Concurrency architecture for D2

Nick B "nick_NOSPAM_.barbalich" at gmail.com
Sat Jan 2 12:14:48 PST 2010


Andrei Alexandrescu wrote:

> 
>> In Bartosz reply on 14 Oct 2009, [subject: Re: Revamped concurrency 
>> API], detailing his detachment from the D community, he gave this 
>> opinion: " I'm a bit of a perfectionist and it's hard for me to 
>> subscribe to the "good enough" philosophy (as long as it's better that 
>> C++, it's fine for D)".  If the three of you, can't agree on approach 
>> and architecture then I suspect, there is little to be said further.
> 
> There's more than one side to each story.
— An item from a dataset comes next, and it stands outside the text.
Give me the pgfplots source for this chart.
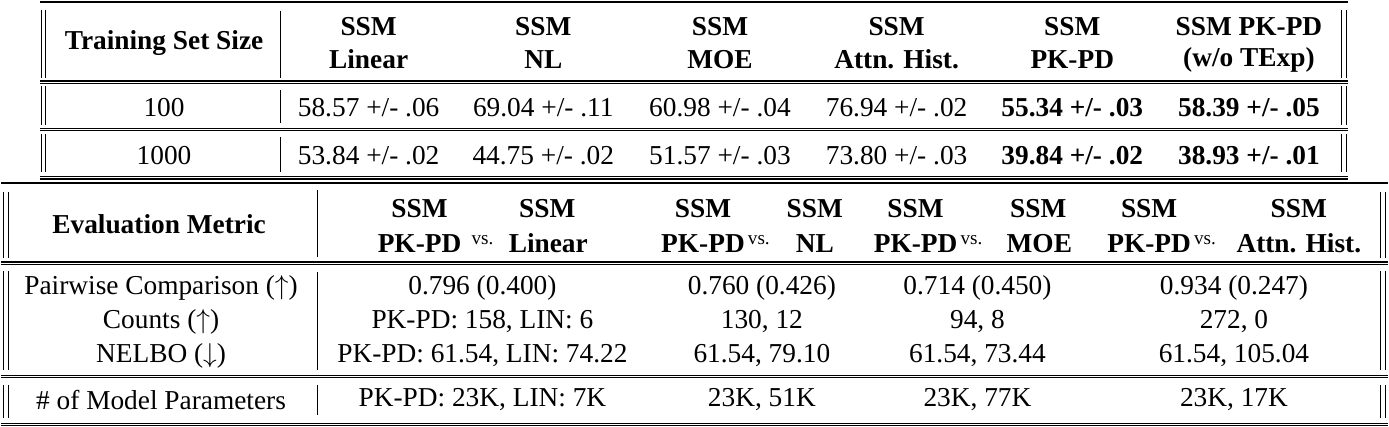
\documentclass[border=0pt]{standalone}
\usepackage{pgfplots}
\usepackage{pgfplotstable}
\usepackage{fontspec}
\pgfplotsset{compat=1.18}
\setmainfont{Liberation Serif}

% cell texts: x, y (pixels from top), label
\pgfplotstableread{
x y label
163 43 {Training Set Size}
368 26 SSM
543 26 SSM
720 26 SSM
897 26 SSM
1073 26 SSM
1250 26 {SSM PK-PD}
368 59 Linear
543 59 NL
720 59 MOE
897 59 {Attn. Hist.}
1073 59 PK-PD
1250 59 {(w/o TExp)}
1073 107 {55.34 +/- .03}
1250 107 {58.39 +/- .05}
1073 155 {39.84 +/- .02}
1250 155 {38.93 +/- .01}
158 224 {Evaluation Metric}
419 208 SSM
419 243 PK-PD
547 208 SSM
548 243 Linear
703 208 SSM
703 243 PK-PD
815 208 SSM
815 243 NL
916 208 SSM
916 243 PK-PD
1039 208 SSM
1040 243 MOE
1150 208 SSM
1150 243 PK-PD
1300 208 SSM
1300 243 {Attn. Hist.}
}\boldcells

\pgfplotstableread{
x y label
163 107 100
368 107 {58.57 +/- .06}
543 107 {69.04 +/- .11}
720 107 {60.98 +/- .04}
897 107 {76.94 +/- .02}
163 155 1000
368 155 {53.84 +/- .02}
543 155 {44.75 +/- .02}
720 155 {51.57 +/- .03}
897 155 {73.80 +/- .03}
160 288 {Pairwise Comparison ($\uparrow$)}
160 322 {Counts ($\uparrow$)}
160 356 {NELBO ($\downarrow$)}
160 400 {$\#$ of Model Parameters}
482 288 {0.796 (0.400)}
482 322 {PK-PD: 158, LIN: 6}
482 356 {PK-PD: 61.54, LIN: 74.22}
482 400 {PK-PD: 23K, LIN: 7K}
762 288 {0.760 (0.426)}
762 322 {130, 12}
762 356 {61.54, 79.10}
762 400 {23K, 51K}
978 288 {0.714 (0.450)}
978 322 {94, 8}
978 356 {61.54, 73.44}
978 400 {23K, 77K}
1235 288 {0.934 (0.247)}
1235 322 {272, 0}
1235 356 {61.54, 105.04}
1235 400 {23K, 17K}
}\plaincells

\pgfplotstableread{
x y label
482 240 vs.
759 240 vs.
972 240 vs.
1206 240 vs.
}\vscells

\newcommand{\hr}[3]{\addplot[black, line width=0.45pt] coordinates {(#1,#3) (#2,#3)};}
\newcommand{\vr}[3]{\addplot[black, line width=0.4pt] coordinates {(#1,#2) (#1,#3)};}

\pgfplotsset{cells/.style={only marks, mark=none, nodes near coords,
    point meta=explicit symbolic,
    nodes near coords style={anchor=center, inner sep=0pt, #1}}}

\begin{document}
\begin{tikzpicture}
\begin{axis}[
    scale only axis,
    width=507pt, height=156.6pt,
    xmin=0, xmax=1389, ymin=0, ymax=429,
    y dir=reverse,
    hide axis,
    clip=false,
]

% rules of the upper table
\hr{39}{1349}{0.8}
\hr{39}{1349}{2.2}
\hr{39}{1349}{80.5}
\hr{39}{1349}{82.8}
\hr{39}{1349}{128}
\hr{39}{1349}{130.3}
\hr{39}{1349}{176.5}
\hr{39}{1349}{178.8}
\vr{39.8}{9}{78}
\vr{44.3}{9}{78}
\vr{39.8}{86}{125}
\vr{44.3}{86}{125}
\vr{39.8}{134}{172}
\vr{44.3}{134}{172}
\vr{279.5}{10}{78}
\vr{279.5}{90}{123}
\vr{279.5}{137}{172}
\vr{1343}{9}{78}
\vr{1347.5}{9}{78}
\vr{1343}{86}{125}
\vr{1347.5}{86}{125}
\vr{1343}{134}{172}
\vr{1347.5}{134}{172}

% rules of the lower table
\hr{0}{1389}{182.3}
\hr{0}{1389}{183.3}
\hr{0}{1389}{262}
\hr{0}{1389}{264.3}
\hr{0}{1389}{375.5}
\hr{0}{1389}{377.8}
\hr{0}{1389}{423.5}
\hr{0}{1389}{425.8}
\vr{2.5}{192}{258}
\vr{7}{192}{258}
\vr{2.5}{271}{370}
\vr{7}{271}{370}
\vr{2.5}{385}{418}
\vr{7}{385}{418}
\vr{316.5}{190}{257}
\vr{316.5}{272}{370}
\vr{316.5}{385}{415}
\vr{1382}{192}{258}
\vr{1386.5}{192}{258}
\vr{1382}{271}{370}
\vr{1386.5}{271}{370}
\vr{1382}{385}{418}
\vr{1386.5}{385}{418}

% cell texts
\addplot[cells={font=\bfseries}] table[x=x, y=y, meta=label] {\boldcells};
\addplot[cells={}] table[x=x, y=y, meta=label] {\plaincells};
\addplot[cells={font=\fontsize{7}{8}\selectfont}] table[x=x, y=y, meta=label] {\vscells};

\end{axis}
\end{tikzpicture}
\end{document}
My choice of words describing
> the situation would be quite different, but please allow me to keep that
> to myself. Let me just emphasize that the "good enough" philosophy and 
> using C++ as the sole yardstick does not characterize D's development.
>
Agree,  everyone does have their own point of view.
[snip]
> 
>> 2.   Can you explain further this comment (see above ref) by Bartosz:
>> " The semantics of "shared". I can live with postponing the 
>> implementation of the race-free type system, but not with the compiler 
>> inserting barriers around all shared reads and writes, even inside 
>> synchronized sections. "
> 
> A shared object allows synchronized calls. However, shared is deep and
> the effect of synchronized is shallow, so there is a conflict. What
> synchronized effects is a sort of "tail-shared". Walter's and my
> suggestion was to have synchronized _not_ change the type of the object.
> That way, the type of each field of the object remains shared-qualified
> inside a synchronized method, which is correct but overly conservative.
> In theory the compiler emits barriers whenever reading and writing
> shared fields. However, inside a synchronized method, the compiler can
> elide barriers because it understands shared is really tail-shared. Yet
> there will still be more barriers than strictly necessary because e.g.
> you could pass the address of a field to another function, which doesn't
> realize the field is lock-protected. Walter and I deemed the situation
> rare enough to not complicate the language with the likes of "tail-shared".
> 

Thank you for this clarification.


>> 3. Finally, is this a requirement to be finished for your book, or is 
>> this a separate issue ?
> 
> If TDPL comes without addressing concurrency, or if if comes with
> something, ahem, not-so-good a la Python, we may as well gather our toys
> and go home.
> 

I am sure you and Walter will deliver something good and robust.